First, for part a, we want to find the vertex. This is like finding the tip-top (or bottom-most) point of our parabola.
Our function is `f(x) = -x^2 - 80x - 1800`.
I remember a cool trick (or formula!) we learned: to find the x-coordinate of the vertex, you do `-b / (2a)`.
In our function:
* `a` is the number in front of `x^2`, which is -1.
* `b` is the number in front of `x`, which is -80.
* `c` is the number by itself, which is -1800.

So, let's plug in `a` and `b` into our trick:
x-coordinate = `-(-80) / (2 * -1)`
x-coordinate = `80 / -2`
x-coordinate = `-40`

Now that we know the x-coordinate is -40, we need to find the y-coordinate! We just plug -40 back into our original function for x:
`f(-40) = -(-40)^2 - 80(-40) - 1800`
`f(-40) = -(1600) + 3200 - 1800` (Remember, -40 squared is 1600, then we apply the negative sign from outside!)
`f(-40) = -1600 + 3200 - 1800`
`f(-40) = 1600 - 1800`
`f(-40) = -200`

So, the vertex is at `(-40, -200)`.

For part b, graphing the function:
Since the `a` value is -1 (which is a negative number), our parabola opens *downwards*, like a frown.
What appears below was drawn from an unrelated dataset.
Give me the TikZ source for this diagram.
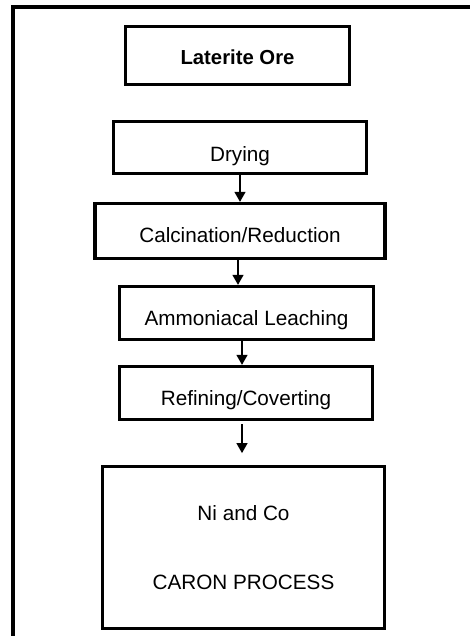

This means our vertex `(-40, -200)` is the *highest* point of the parabola.
To set up a window for graphing:
* For the x-axis, since the vertex is at -40, I'd want to see numbers around -40. Maybe from -80 to 0 would be a good range.
* For the y-axis, since the highest point is -200, and it opens downwards, I'd need to go lower than -200. Maybe from -500 up to 0, or even from -2000 up to 0 to really see how it goes down.